Maps became common enough for jokes to be made about them: in Twelfth Night, Malvolio is said to:
face into more lines than is in the new map with the
augmentation of the Indies:
a reference to Mercator’s map of around 1592.
Our modern obsession with maps has resulted in many online resources, and the rest of this post is going to expand on some of those which I’ve recently discovered and been intrigued by. The most comprehensive is Old Maps Online, a collaborative project that does what it says on the tin. It’s easily searchable through a map of the world, and includes a timeline. There’s a review of the site here.
Another treasure-trove of map images, which provided several of those reproduced here, is the Library of Congress. Both these projects demonstrate through maps the development of scientific knowledge about the world during Shakespeare’s time, when the ancient Ptolemaic system, in which the earth was at the centre of the universe, gave way to Copernicus’s discovery that the planets revolve around the sun.
If you’re interested in finding out more about early maps you might like to check out the British Library’s map project in which members of the public can link old maps with online ones by a process called Georeferencing.

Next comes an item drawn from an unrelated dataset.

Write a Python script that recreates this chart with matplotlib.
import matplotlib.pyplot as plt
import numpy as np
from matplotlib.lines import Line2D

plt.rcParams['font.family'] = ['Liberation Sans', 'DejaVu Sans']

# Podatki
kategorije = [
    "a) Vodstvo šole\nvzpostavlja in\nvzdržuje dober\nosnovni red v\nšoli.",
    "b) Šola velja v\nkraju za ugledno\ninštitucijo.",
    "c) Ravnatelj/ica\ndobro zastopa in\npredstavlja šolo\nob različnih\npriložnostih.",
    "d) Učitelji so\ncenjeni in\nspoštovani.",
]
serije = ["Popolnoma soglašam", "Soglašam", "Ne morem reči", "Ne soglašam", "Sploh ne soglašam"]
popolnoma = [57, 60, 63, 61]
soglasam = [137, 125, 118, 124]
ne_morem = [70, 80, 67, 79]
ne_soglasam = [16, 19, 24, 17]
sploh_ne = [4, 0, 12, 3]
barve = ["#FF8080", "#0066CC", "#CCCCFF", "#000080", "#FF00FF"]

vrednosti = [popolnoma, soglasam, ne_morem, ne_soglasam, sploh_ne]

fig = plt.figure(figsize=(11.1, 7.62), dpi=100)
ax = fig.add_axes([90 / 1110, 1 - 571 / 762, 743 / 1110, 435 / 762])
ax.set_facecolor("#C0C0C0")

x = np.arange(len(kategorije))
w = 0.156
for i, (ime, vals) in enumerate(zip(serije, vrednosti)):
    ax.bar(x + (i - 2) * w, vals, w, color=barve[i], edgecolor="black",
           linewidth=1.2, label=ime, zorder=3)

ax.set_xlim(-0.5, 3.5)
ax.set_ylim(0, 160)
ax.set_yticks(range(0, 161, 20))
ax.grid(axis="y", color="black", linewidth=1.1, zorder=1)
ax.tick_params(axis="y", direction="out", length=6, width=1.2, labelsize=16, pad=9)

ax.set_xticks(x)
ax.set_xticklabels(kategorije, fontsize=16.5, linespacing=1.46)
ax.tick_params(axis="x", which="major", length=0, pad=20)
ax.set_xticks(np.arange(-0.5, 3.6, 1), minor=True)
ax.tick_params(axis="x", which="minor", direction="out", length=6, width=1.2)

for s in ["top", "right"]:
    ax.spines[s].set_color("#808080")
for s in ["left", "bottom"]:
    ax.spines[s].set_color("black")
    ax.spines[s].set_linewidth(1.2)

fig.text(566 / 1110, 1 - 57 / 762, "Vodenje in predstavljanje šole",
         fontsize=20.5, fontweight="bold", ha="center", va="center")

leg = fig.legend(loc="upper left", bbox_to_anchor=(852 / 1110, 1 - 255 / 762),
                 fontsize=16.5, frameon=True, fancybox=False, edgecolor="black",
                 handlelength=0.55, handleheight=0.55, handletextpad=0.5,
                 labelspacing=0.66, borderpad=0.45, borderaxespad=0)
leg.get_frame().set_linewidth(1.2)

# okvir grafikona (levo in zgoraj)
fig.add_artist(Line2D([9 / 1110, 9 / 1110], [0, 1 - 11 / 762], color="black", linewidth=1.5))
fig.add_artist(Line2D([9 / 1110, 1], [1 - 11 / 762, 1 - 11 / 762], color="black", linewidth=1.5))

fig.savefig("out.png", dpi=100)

And here’s a project I heard about just as I was writing this piece. Tate Gallery’s Art Maps project aims to get people to help locate exactly where paintings were made. The website claims:
It also will allow people to record and share their memories and emotional or creative responses to the places associated with the artworks in ways that will generate learning experiences and create new communities.
Sounds fascinating, do take a look.
For those of you who like a mystery, you might like this story about the Vinland map. This manuscript map appeared to show that the Vikings had discovered America before Columbus. It was found in the 1950s and in 1965 experts dated it to around 1440. It’s authenticity has always been in question, but what is particularly pleasing about this story is that it’s an amateur researcher who has done some sleuthing, following up early records of the documents of which this is a part, and found no mention. It looks like the Vinland map is a clever fake.

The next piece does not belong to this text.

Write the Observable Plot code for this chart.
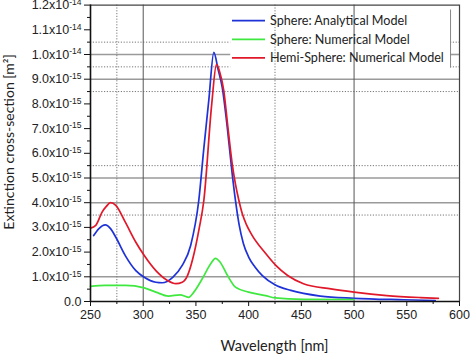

While we’re thinking about handmade maps, the Guardian recently ran a piece on why hand-drawn maps are back in the picture. With their personal associations, they warm our hearts just as any other recollection of a favourite place. My favourites are the delicate walking maps, part of Alfred Wainwright’s multi-volume Pictorial Guides to the Lakeland Fells, each one a perfect combination of the aesthetic and the practical, and a labour of love.
And this link is to a new book telling the story of our infatuation with maps from Ptolemy onwards. Will people ever have the same feelings for a sat nav? I somehow doubt it.